Problem statement
Find the word "this" in the data. Return every line where it appears.

Information supplied
╔══

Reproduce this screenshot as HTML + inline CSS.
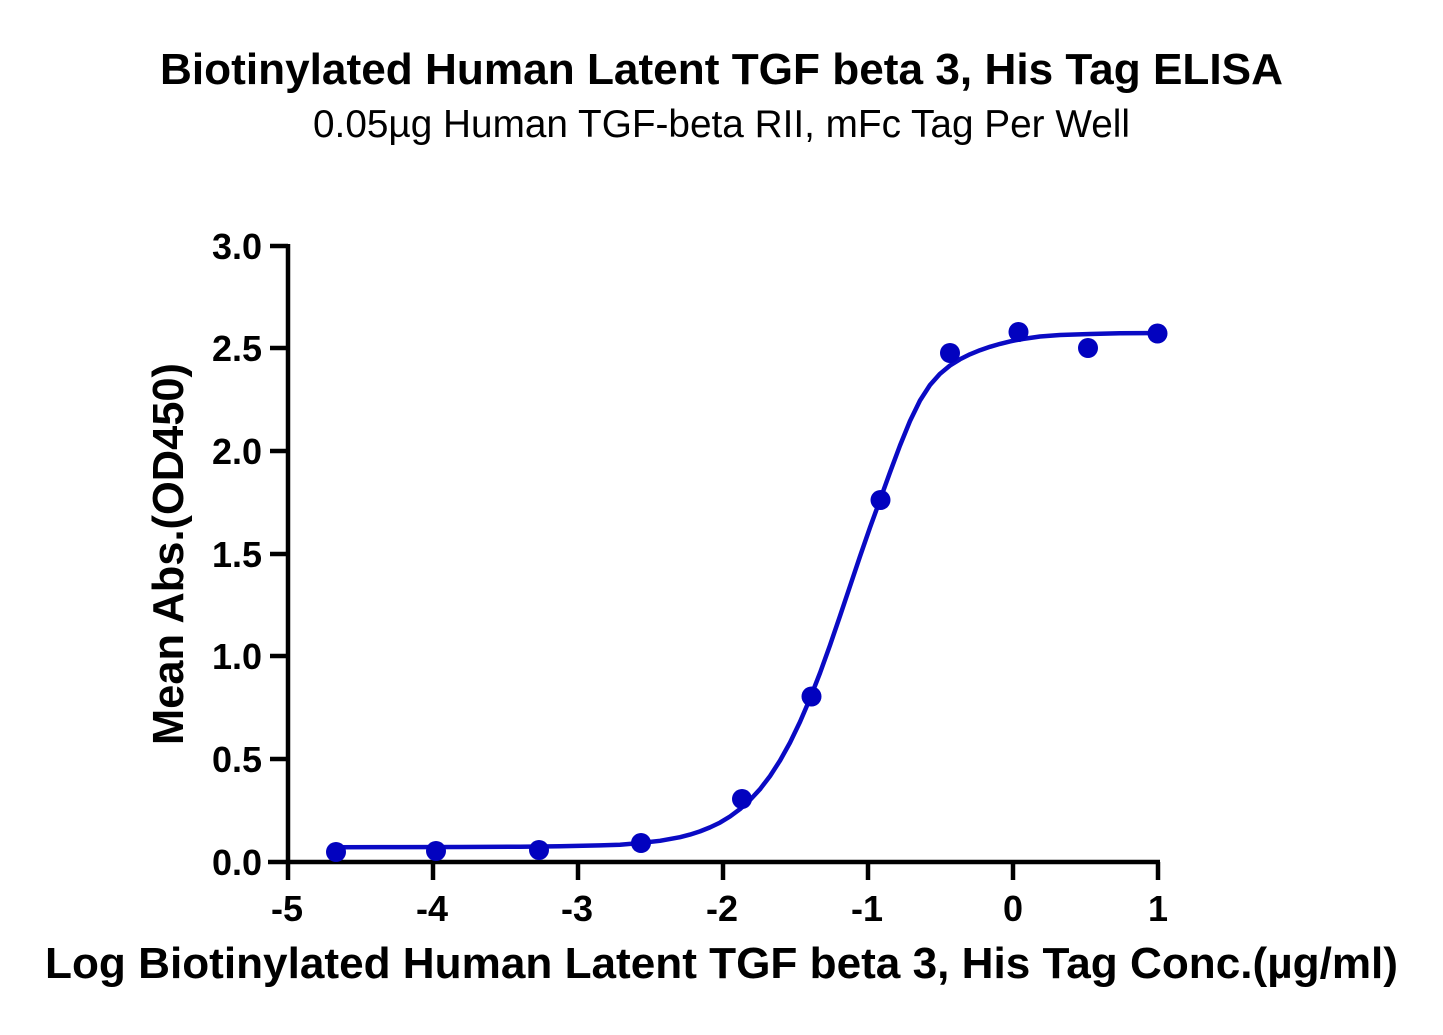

╚══
╔══

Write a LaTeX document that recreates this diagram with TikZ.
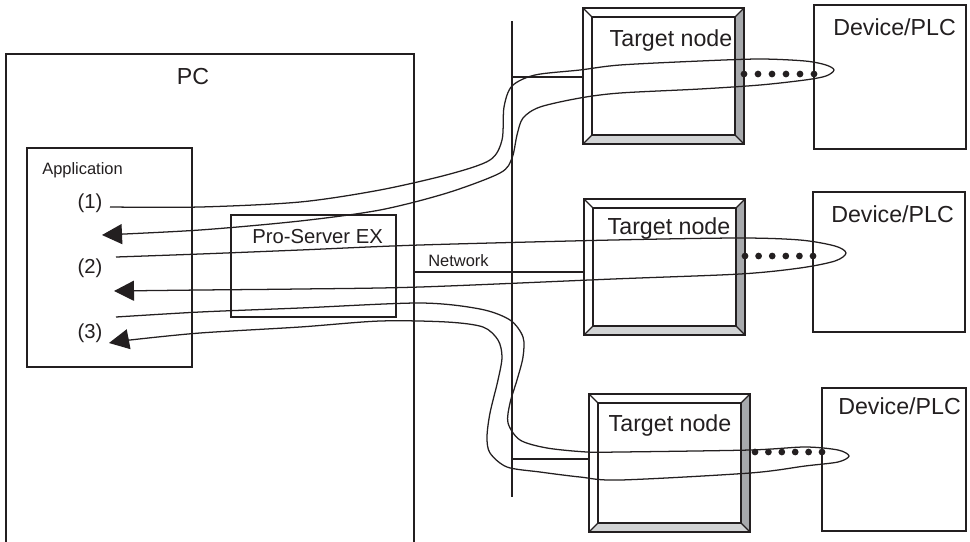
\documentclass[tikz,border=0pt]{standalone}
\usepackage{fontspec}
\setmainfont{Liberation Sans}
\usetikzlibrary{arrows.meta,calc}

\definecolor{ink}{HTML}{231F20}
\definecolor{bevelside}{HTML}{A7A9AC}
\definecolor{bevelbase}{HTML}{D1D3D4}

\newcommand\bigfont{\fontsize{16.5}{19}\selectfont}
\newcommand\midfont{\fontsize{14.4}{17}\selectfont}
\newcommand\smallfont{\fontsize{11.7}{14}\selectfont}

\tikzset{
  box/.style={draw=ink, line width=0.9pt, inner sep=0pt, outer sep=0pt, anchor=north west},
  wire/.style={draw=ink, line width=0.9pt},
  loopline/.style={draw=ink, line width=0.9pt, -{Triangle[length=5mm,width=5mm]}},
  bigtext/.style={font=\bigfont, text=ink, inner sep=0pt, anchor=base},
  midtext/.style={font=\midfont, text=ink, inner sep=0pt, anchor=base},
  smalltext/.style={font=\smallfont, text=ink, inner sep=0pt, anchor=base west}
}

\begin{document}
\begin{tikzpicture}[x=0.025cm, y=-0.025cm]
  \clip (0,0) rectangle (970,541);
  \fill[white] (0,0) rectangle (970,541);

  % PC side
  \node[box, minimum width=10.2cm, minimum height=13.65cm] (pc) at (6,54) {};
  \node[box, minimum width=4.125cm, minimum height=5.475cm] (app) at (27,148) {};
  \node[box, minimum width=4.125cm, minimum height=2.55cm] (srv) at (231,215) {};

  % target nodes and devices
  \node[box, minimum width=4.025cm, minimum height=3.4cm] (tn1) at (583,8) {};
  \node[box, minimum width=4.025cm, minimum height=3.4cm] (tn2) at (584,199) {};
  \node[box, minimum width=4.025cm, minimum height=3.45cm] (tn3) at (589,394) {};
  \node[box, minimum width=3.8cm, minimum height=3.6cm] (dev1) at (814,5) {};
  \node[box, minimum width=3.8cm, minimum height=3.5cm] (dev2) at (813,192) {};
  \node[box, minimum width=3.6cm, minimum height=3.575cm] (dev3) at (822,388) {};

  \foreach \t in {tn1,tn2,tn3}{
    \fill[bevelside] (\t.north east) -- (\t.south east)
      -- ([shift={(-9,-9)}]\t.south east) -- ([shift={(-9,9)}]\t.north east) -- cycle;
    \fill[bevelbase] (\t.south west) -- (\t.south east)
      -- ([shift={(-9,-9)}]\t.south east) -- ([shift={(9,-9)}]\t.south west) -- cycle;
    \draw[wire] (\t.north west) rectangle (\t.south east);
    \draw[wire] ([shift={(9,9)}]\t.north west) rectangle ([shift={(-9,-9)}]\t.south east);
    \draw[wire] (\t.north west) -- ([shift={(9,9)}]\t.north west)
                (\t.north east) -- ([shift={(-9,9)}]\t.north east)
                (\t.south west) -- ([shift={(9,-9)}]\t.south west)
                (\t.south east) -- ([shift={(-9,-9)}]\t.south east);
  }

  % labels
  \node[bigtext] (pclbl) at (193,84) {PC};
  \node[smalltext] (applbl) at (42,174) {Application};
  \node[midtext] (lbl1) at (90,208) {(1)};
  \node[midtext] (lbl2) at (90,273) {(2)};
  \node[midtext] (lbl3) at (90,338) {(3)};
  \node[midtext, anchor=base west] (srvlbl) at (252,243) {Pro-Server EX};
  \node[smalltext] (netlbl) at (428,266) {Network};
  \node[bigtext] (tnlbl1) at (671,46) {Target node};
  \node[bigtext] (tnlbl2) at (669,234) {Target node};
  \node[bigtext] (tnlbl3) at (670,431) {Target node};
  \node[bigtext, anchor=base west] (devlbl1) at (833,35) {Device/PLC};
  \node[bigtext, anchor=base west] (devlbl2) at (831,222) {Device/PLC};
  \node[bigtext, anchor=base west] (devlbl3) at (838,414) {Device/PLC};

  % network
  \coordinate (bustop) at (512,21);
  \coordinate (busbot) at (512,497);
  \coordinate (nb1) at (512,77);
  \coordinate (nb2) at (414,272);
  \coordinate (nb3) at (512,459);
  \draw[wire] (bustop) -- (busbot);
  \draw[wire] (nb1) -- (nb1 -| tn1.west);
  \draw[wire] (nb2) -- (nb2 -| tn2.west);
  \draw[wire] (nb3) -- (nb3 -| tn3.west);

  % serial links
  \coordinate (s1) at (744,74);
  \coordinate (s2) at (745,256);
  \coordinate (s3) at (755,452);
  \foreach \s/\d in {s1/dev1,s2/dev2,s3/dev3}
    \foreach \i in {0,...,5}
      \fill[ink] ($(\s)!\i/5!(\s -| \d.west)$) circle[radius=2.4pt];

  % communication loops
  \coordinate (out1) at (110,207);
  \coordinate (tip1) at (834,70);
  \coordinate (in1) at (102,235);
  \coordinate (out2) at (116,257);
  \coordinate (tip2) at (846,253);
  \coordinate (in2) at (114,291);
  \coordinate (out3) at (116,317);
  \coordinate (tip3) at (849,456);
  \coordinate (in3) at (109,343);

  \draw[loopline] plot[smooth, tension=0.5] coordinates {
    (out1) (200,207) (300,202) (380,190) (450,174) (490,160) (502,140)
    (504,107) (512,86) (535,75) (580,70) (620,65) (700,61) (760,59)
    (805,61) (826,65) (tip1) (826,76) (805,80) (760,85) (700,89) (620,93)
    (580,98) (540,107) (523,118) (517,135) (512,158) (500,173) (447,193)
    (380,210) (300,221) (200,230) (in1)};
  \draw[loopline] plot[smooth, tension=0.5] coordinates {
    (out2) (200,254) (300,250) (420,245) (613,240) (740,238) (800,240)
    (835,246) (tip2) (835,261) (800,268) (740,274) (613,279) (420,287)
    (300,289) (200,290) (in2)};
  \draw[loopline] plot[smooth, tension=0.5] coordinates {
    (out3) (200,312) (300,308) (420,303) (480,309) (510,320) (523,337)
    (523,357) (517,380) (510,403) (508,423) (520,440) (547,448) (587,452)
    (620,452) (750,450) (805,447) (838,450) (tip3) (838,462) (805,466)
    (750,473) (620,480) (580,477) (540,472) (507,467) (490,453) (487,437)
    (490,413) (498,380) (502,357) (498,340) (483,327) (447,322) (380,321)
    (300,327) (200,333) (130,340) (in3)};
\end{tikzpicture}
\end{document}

╚══

Worked solution
Reproduce this screenshot as HTML + inline CSS.
Write a LaTeX document that recreates this diagram with TikZ.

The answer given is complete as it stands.